Comme le soleil qui refuserait de se coucher, la vogue de la Croix-Rousse jouait parfois les prolongations, à la grande joie des enfants – et au détriment des adultes, qui se plaignaient déjà des nuisances sonores. Les forums ont parfois peur de la voir disparaître, les pétitions ont déjà eu raison de certaines vogues lyonnaises. À la fin du XIXe siècle, sous la mandature du maire Antoine Gailleton, trois d’entre elles ont été supprimées : place Sathonay, place Saint-Jean et quai des Brotteaux.
Se croisent alors attractions inspirées des zoos coloniaux où les hommes et les femmes sont présentés comme des animaux, participant à la fabrique des clichés, montreurs, charlatans, mais aussi orchestres, balançoires, tir à la carabine, fléchettes et autres jeux d’adresse. C’en est trop pour certains. Au début du XXe siècle, les bruits de la vogue de la Croix-Rousse agacent ses habitants, au point que des pétitions circulent de nouveau pour demander son abrogation. N’en faisant aucun cas, elle continue sans retenue pendant quelques années, prenant progressivement son nom de “vogue des marrons”. Cependant, à force d’excès, un arrêté municipal est pris en 1909 pour interdire de jouer de la musique après 23 heures, au grand désarroi des ennemis de la vogue, qui auraient préféré bouter purement et simplement la fête de la colline.
Modes et revivals
La vogue des marrons ne cesse alors de s’agrandir. Les montreurs et autres attractions humaines disparaissent progressivement, remplacés par des manèges plus sophistiqués. Entre les deux guerres, apparaissent les premières autos tamponneuses. Les années 1930 sont également marquées par l’arrivée des “chenilles” qui apportent l’ivresse de la vitesse. Après guerre, les forains délaisseront ces grands manèges aux allures d’œuvres d’art sur remorques pour les remplacer par des attractions destinées aux enfants, telles que les avions.

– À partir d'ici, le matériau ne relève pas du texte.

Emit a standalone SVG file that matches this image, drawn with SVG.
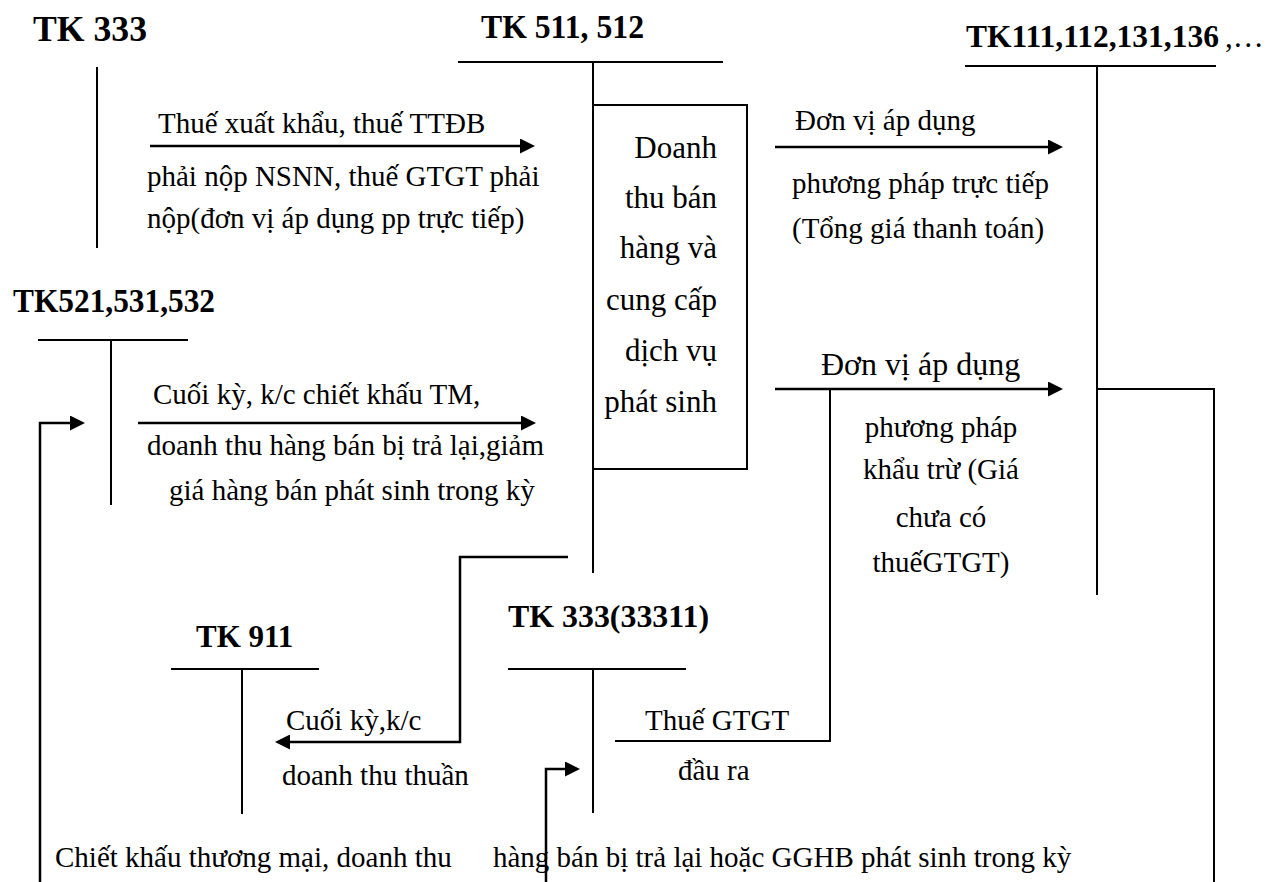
<svg xmlns="http://www.w3.org/2000/svg" width="1272" height="882" viewBox="0 0 1272 882">
<style>
text{font-family:"Liberation Serif","Times New Roman",serif;fill:#000}
.t{font-size:29px}
.b{font-size:32px;font-weight:bold}
.big{font-size:31px}
.ln{stroke:#000;stroke-width:2;fill:none}
.ar{stroke:#000;stroke-width:2.5;fill:none;marker-end:url(#ah)}
.cn{stroke:#000;stroke-width:2;fill:none}
</style>
<defs>
<marker id="ah" markerUnits="userSpaceOnUse" markerWidth="15" markerHeight="15" refX="3" refY="7.5" orient="auto">
<path d="M0,0 L15,7.5 L0,15 z" fill="#000"/>
</marker>
</defs>
<rect width="1272" height="882" fill="#fff"/>

<g id="tk333">
<text class="b" x="33" y="41" style="font-size:36px" textLength="114" lengthAdjust="spacingAndGlyphs">TK 333</text>
<line class="ln" x1="97" y1="67" x2="97" y2="248"/>
</g>

<g id="tk511">
<text class="b" x="481" y="38" style="font-size:34px" textLength="163" lengthAdjust="spacingAndGlyphs">TK 511, 512</text>
<line class="ln" x1="458" y1="62" x2="723" y2="62"/>
<line class="ln" x1="593" y1="62" x2="593" y2="105"/>
<line class="ln" x1="593" y1="469" x2="593" y2="573"/>
<rect class="ln" x="593" y="105" width="154" height="364"/>
<g class="big" text-anchor="end">
<text x="717" y="158">Doanh</text>
<text x="717" y="208">thu bán</text>
<text x="717" y="258">hàng và</text>
<text x="717" y="310">cung cấp</text>
<text x="717" y="361">dịch vụ</text>
<text x="717" y="412">phát sinh</text>
</g>
</g>

<g id="tk111">
<text class="b" x="966" y="47" style="font-size:31.5px">TK111,112,131,136</text>
<text x="1225" y="47" style="font-size:31px">,…</text>
<line class="ln" x1="965" y1="66" x2="1216" y2="66"/>
<line class="ln" x1="1097" y1="66" x2="1097" y2="595"/>
</g>

<g id="tk521">
<text class="b" x="13" y="312" style="font-size:33px" textLength="202" lengthAdjust="spacingAndGlyphs">TK521,531,532</text>
<line class="ln" x1="38" y1="340" x2="188" y2="340"/>
<line class="ln" x1="111" y1="340" x2="111" y2="505"/>
</g>

<g id="tk911">
<text class="b" x="196" y="647" style="font-size:31px">TK 911</text>
<line class="ln" x1="171" y1="669" x2="319" y2="669"/>
<line class="ln" x1="242" y1="669" x2="242" y2="814"/>
</g>

<g id="tk33311">
<text class="b" x="508" y="627" style="font-size:31px" textLength="201" lengthAdjust="spacingAndGlyphs">TK 333(33311)</text>
<line class="ln" x1="508" y1="669" x2="686" y2="669"/>
<line class="ln" x1="593" y1="669" x2="593" y2="813"/>
</g>

<g id="connectors">
<path class="ar" d="M150,146 H523"/>
<path class="ar" d="M775,147 H1051"/>
<path class="ar" d="M138,423 H524"/>
<path class="ar" d="M775,389 H1051"/>
<path class="cn" d="M830,389 V741 H615"/>
<path class="cn" d="M1097,389 H1214 V882"/>
<path class="ar" d="M568,557 H460 V742 H287"/>
<path class="ar" d="M40,882 V423 H73"/>
<path class="ar" d="M546,882 V769 H568"/>
</g>

<g id="labels" class="t">
<text x="158" y="133">Thuế xuất khẩu, thuế TTĐB</text>
<text x="147" y="186">phải nộp NSNN, thuế GTGT phải</text>
<text x="147" y="228">nộp(đơn vị áp dụng pp trực tiếp)</text>
<text x="795" y="130">Đơn vị áp dụng</text>
<text x="792" y="193">phương pháp trực tiếp</text>
<text x="792" y="238">(Tổng giá thanh toán)</text>
<text x="153" y="404">Cuối kỳ, k/c chiết khấu TM,</text>
<text x="147" y="455">doanh thu hàng bán bị trả lại,giảm</text>
<text x="169" y="500">giá hàng bán phát sinh trong kỳ</text>
<text x="821" y="375" style="font-size:32px">Đơn vị áp dụng</text>
<g text-anchor="middle">
<text x="941" y="437">phương pháp</text>
<text x="941" y="479">khẩu trừ (Giá</text>
<text x="941" y="527">chưa có</text>
<text x="941" y="572">thuếGTGT)</text>
</g>
<text x="286" y="730">Cuối kỳ,k/c</text>
<text x="282" y="785">doanh thu thuần</text>
<text x="645" y="730">Thuế GTGT</text>
<text x="678" y="780">đầu ra</text>
<text x="55" y="867">Chiết khấu thương mại, doanh thu</text>
<text x="493" y="867">hàng bán bị trả lại hoặc GGHB phát sinh trong kỳ</text>
</g>
</svg>
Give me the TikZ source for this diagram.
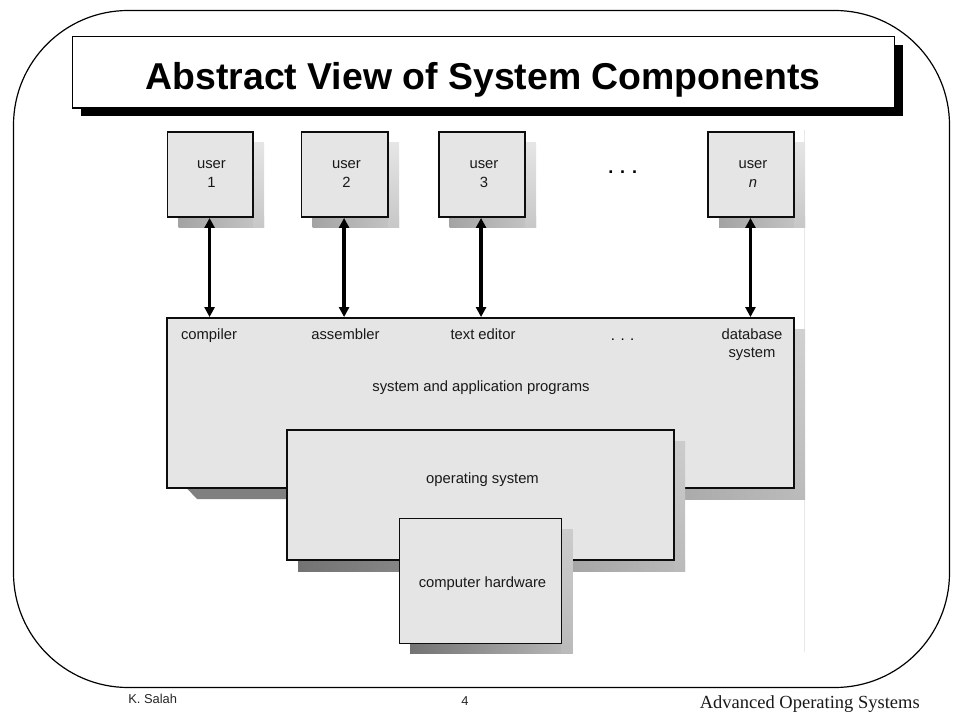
\documentclass[tikz,border=0pt]{standalone}
\usepackage{fontspec}
\setmainfont{Liberation Sans}
\newfontfamily\timesfont{Liberation Serif}
\usetikzlibrary{arrows.meta}
\definecolor{boxfill}{HTML}{E5E5E5}
\newcommand{\pxfont}[1]{\fontsize{\fpeval{#1*0.75}}{\fpeval{#1*0.75*1.25}}\selectfont}
\tikzset{
  x=0.75pt,y=-0.75pt,
  frameline/.style={draw=black,line width=0.9pt,rounded corners=86pt},
  titlebox/.style={draw=black,fill=white,line width=0.8pt,minimum width=616.5pt,minimum height=53.6pt,inner sep=0pt},
  titleshadow/.style={fill=black,draw=none,minimum width=616.5pt,minimum height=53.6pt,inner sep=0pt},
  panel/.style={draw=black!95,fill=boxfill,line width=1.4pt,inner sep=0pt},
  txt/.style={inner sep=0pt,anchor=base,align=center,font=\pxfont{14.8},text=black!90},
  link/.style={draw=black,line width=2.4pt,{Triangle[width=7.5pt,length=7.5pt]}-{Triangle[width=7.5pt,length=7.5pt]}},
  foot/.style={inner sep=0pt,anchor=base,font=\pxfont{12.9},text=black!85},
}
\newcommand{\shadowstrips}[7]{%
  % x-start bottom, x-end box, y-top strip, y-bottom box, bottom-left col, bottom-right col, right-top col
  \shade[left color=#5,right color=#6] (#1,#4) rectangle (#2+11,#4+11);
  \shade[top color=#7,bottom color=#6] (#2,#3) rectangle (#2+11,#4+11);
}
\begin{document}
\begin{tikzpicture}
\useasboundingbox (0,0) rectangle (960,720);
\path[frameline] (13.5,10.5) rectangle (949.5,687.5);

% title
\node[titleshadow] (titleshade) at (491.5,80.3) {};
\node[titlebox] (titlebox) at (483.5,72.3) {};
\node[inner sep=0pt,anchor=base,font=\pxfont{37.4}\bfseries] (title) at (483,90) {Abstract View of System Components};

% faint page edge of the pasted figure
\draw[black!9,line width=0.6pt] (804.7,130) -- (804.7,652);

% user shadows
\shadowstrips{178.5}{253}{143}{217}{black!36}{black!22}{black!10}
\shadowstrips{312.5}{388}{143}{217}{black!36}{black!22}{black!10}
\shadowstrips{449.5}{525}{143}{217}{black!36}{black!22}{black!10}
\shadowstrips{719}{794}{143}{217}{black!36}{black!22}{black!10}

% users
\node[panel,minimum width=64.1pt,minimum height=63.8pt] (u1) at (210.25,174.5) {};
\node[panel,minimum width=64.8pt,minimum height=63.8pt] (u2) at (344.75,174.5) {};
\node[panel,minimum width=64.8pt,minimum height=63.8pt] (u3) at (482,174.5) {};
\node[panel,minimum width=64.5pt,minimum height=63.8pt] (un) at (751,174.5) {};
\node[txt] (l1) at (211.5,187.3) {user\\1};
\node[txt] (l2) at (346.5,187.3) {user\\2};
\node[txt] (l3) at (484,187.3) {user\\3};
\node[txt] (ln) at (753,187.3) {user\\\textit{n}};
\node[inner sep=0pt,anchor=base,font=\pxfont{18}\bfseries] (dots1) at (622.7,174) {.\hspace{5.2pt}.\hspace{5.2pt}.};

% system and application programs
\fill[black!50] (186.5,488) -- (287,488) -- (287,499) -- (197,499) -- cycle;
\shade[left color=black!55,right color=black!27] (287,488) rectangle (794,499);
\shade[top color=black!18,bottom color=black!27] (794,329) rectangle (805,499);
\node[panel,minimum width=470pt,minimum height=127.5pt] (sys) at (480.75,403) {};
\node[txt] (c1) at (209,339.5) {compiler};
\node[txt] (c2) at (345.5,339.5) {assembler};
\node[txt] (c3) at (483,339.5) {text editor};
\node[inner sep=0pt,anchor=base,font=\pxfont{15}] (dots2) at (622.7,340) {.\hspace{4.1pt}.\hspace{4.1pt}.};
\node[txt] (c4) at (752,357.5) {database\\system};
\node[txt] (c5) at (481,391) {system and application programs};

% operating system
\shade[left color=black!55,right color=black!27] (298,560) rectangle (685,571);
\shade[top color=black!20,bottom color=black!27] (674,441) rectangle (685,571);
\node[panel,minimum width=290.2pt,minimum height=97.5pt] (os) at (480.5,495) {};
\node[txt] (osl) at (482.5,483.3) {operating system};

% hardware
\shade[left color=black!55,right color=black!27] (410,643.5) rectangle (572.5,653.5);
\shade[top color=black!20,bottom color=black!27] (561.5,529.5) rectangle (572.5,653.5);
\node[panel,minimum width=121.5pt,minimum height=93.7pt] (hw) at (480.5,581) {};
\node[txt] (hwl) at (482.5,587.3) {computer hardware};

% connectors
\draw[link] ([xshift=-0.5pt]u1.south) -- ([xshift=-0.5pt]u1.south |- sys.north);
\draw[link] ([xshift=-0.5pt]u2.south) -- ([xshift=-0.5pt]u2.south |- sys.north);
\draw[link] ([xshift=-0.7pt]u3.south) -- ([xshift=-0.7pt]u3.south |- sys.north);
\draw[link] ([xshift=-0.4pt]un.south) -- ([xshift=-0.4pt]un.south |- sys.north);

% footer
\node[foot,anchor=base west] (author) at (128,703.5) {K. Salah};
\node[foot] (page) at (465,705) {4};
\node[inner sep=0pt,anchor=base east,font=\timesfont\pxfont{18.5},text=black!90] (course) at (920,708.3) {Advanced Operating Systems};
\end{tikzpicture}
\end{document}
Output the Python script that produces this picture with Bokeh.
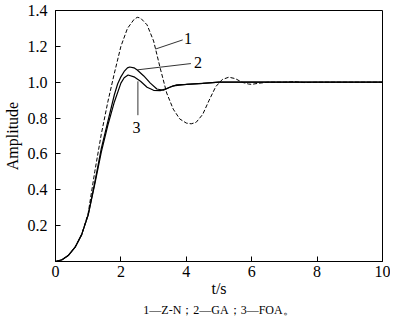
from bokeh.plotting import figure
from bokeh.models import Range1d, FixedTicker, Label, Segment, ColumnDataSource, Title
from bokeh.embed import file_html
from bokeh.resources import INLINE

# Series 1: Z-N (dashed)
t_zn = [0, 0.2, 0.4, 0.6, 0.8, 1.0, 1.2, 1.4, 1.6, 1.8, 2.0, 2.2, 2.4, 2.5, 2.6, 2.8, 3.0, 3.2, 3.4, 3.6,
        3.8, 4.0, 4.15, 4.3, 4.5, 4.7, 4.9, 5.1, 5.3, 5.5, 5.7, 5.9, 6.0, 6.2, 6.5, 7.0, 7.3, 7.6, 8.0, 9.0, 10.0]
y_zn = [0, 0.01, 0.035, 0.08, 0.15, 0.27, 0.5, 0.71, 0.89, 1.05, 1.2, 1.3, 1.35, 1.362, 1.358, 1.32, 1.23,
        1.08, 0.94, 0.85, 0.795, 0.772, 0.768, 0.776, 0.82, 0.9, 0.975, 1.015, 1.028, 1.02, 1.0, 0.99, 0.988,
        0.994, 1.0, 1.0, 1.003, 0.998, 1.0, 1.0, 1.0]

# Series 2: GA
t_ga = [0, 0.2, 0.4, 0.6, 0.8, 1.0, 1.2, 1.4, 1.6, 1.8, 1.9, 2.0, 2.1, 2.2, 2.27, 2.4, 2.5, 2.7, 2.9, 3.1,
        3.3, 3.5, 3.7, 4.0, 4.5, 5.0, 6.0, 7.0, 8.0, 10.0]
y_ga = [0, 0.01, 0.035, 0.08, 0.15, 0.26, 0.44, 0.63, 0.78, 0.93, 0.99, 1.03, 1.06, 1.08, 1.085, 1.08,
        1.068, 1.035, 0.995, 0.962, 0.955, 0.972, 0.985, 0.988, 0.994, 1.0, 1.0, 1.0, 1.0, 1.0]

# Series 3: FOA
t_foa = [0, 0.2, 0.4, 0.6, 0.8, 1.0, 1.2, 1.4, 1.6, 1.8, 2.0, 2.1, 2.22, 2.4, 2.6, 2.8, 3.0, 3.2, 3.4, 3.6,
         4.0, 4.5, 5.0, 6.0, 7.0, 8.0, 10.0]
y_foa = [0, 0.01, 0.035, 0.08, 0.15, 0.26, 0.43, 0.61, 0.76, 0.89, 0.995, 1.025, 1.04, 1.03, 1.005, 0.972,
         0.955, 0.953, 0.965, 0.98, 0.988, 0.993, 1.0, 1.0, 1.0, 1.0, 1.0]

x_ticks = [0, 2, 4, 6, 8, 10]
y_ticks = [0.2, 0.4, 0.6, 0.8, 1.0, 1.2, 1.4]
y_tick_labels = ["0.2", "0.4", "0.6", "0.8", "1.0", "1.2", "1.4"]
x_label = "t/s"
caption = "1\u2014Z-N\uff1b2\u2014GA\uff1b3\u2014FOA\u3002"

SERIF = "Liberation Serif"

p = figure(width=390, height=317, output_backend="svg", toolbar_location=None,
           x_range=Range1d(0, 10), y_range=Range1d(0, 1.4),
           min_border_left=45, min_border_right=8, min_border_top=10, min_border_bottom=5)
p.background_fill_color = "white"
p.border_fill_color = "white"
p.outline_line_color = "black"
p.outline_line_width = 1
p.xgrid.visible = False
p.ygrid.visible = False

p.xaxis.ticker = FixedTicker(ticks=x_ticks)
p.yaxis.ticker = FixedTicker(ticks=y_ticks)
p.yaxis.major_label_overrides = {v: s for v, s in zip(y_ticks, y_tick_labels)}
for ax in (p.xaxis, p.yaxis):
    ax.major_tick_in = 5
    ax.major_tick_out = 0
    ax.minor_tick_in = 0
    ax.minor_tick_out = 0
    ax.axis_line_color = "black"
    ax.major_tick_line_color = "black"
    ax.major_label_text_font = SERIF
    ax.major_label_text_font_size = "16px"
    ax.major_label_text_color = "black"
    ax.axis_label_text_font = SERIF
    ax.axis_label_text_font_size = "16px"
    ax.axis_label_text_font_style = "normal"
    ax.axis_label_text_color = "black"
p.xaxis.major_label_standoff = 4
p.yaxis.major_label_standoff = 8
p.yaxis.axis_label = "Amplitude"
p.yaxis.axis_label_standoff = 4
p.xaxis.axis_label = x_label
p.xaxis.axis_label_standoff = 0

p.line(t_zn, y_zn, line_color="black", line_width=1, line_dash="4 2")
p.line(t_ga, y_ga, line_color="black", line_width=1.2)
p.line(t_foa, y_foa, line_color="black", line_width=1.2)

# leader lines for curve numbers
lead = ColumnDataSource(dict(x0=[3.06, 2.51, 2.52], y0=[1.185, 1.069, 1.005],
                             x1=[3.89, 4.14, 2.52], y1=[1.236, 1.104, 0.816]))
p.add_glyph(lead, Segment(x0="x0", y0="y0", x1="x1", y1="y1", line_color="black", line_width=0.8))

for txt, x, y in [("1", 4.05, 1.245), ("2", 4.36, 1.108), ("3", 2.48, 0.745)]:
    p.add_layout(Label(x=x, y=y, text=txt, text_font=SERIF, text_font_size="16px",
                       text_align="center", text_baseline="middle", text_color="black"))

p.add_layout(Title(text=caption, text_font=SERIF, text_font_size="12px", text_font_style="normal",
                   align="center", standoff=2, text_color="black"), "below")

open("out.html", "w").write(file_html(p, INLINE))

Remises à neuf, les chenilles des années 1930 reviendront pourtant à la mode dans les années 1980. Las, leurs nouveaux moteurs hydrauliques, qui ont remplacé les électriques, ne sont vite plus assez rapides pour un public jeune abreuvé d’adrénaline. Les années 2000 sont marquées par la folie des hauteurs. La vogue des marrons accueille désormais des manèges dignes des plus grands parcs d’attractions, tel l’Ultimate Speed qui emmène ses voyageurs à 35 mètres au-dessus du sol au son de la musique techno. Certains Croix-Roussiens perpétuent la tradition centenaire en se plaignant régulièrement du bruit et des nuisances de la vogue. Depuis 150 ans, les attractions changent, partent puis reviennent, les familles de forains restent, les mécontents aussi, la vie n’est qu’un tour de manège où tout recommence et se répète.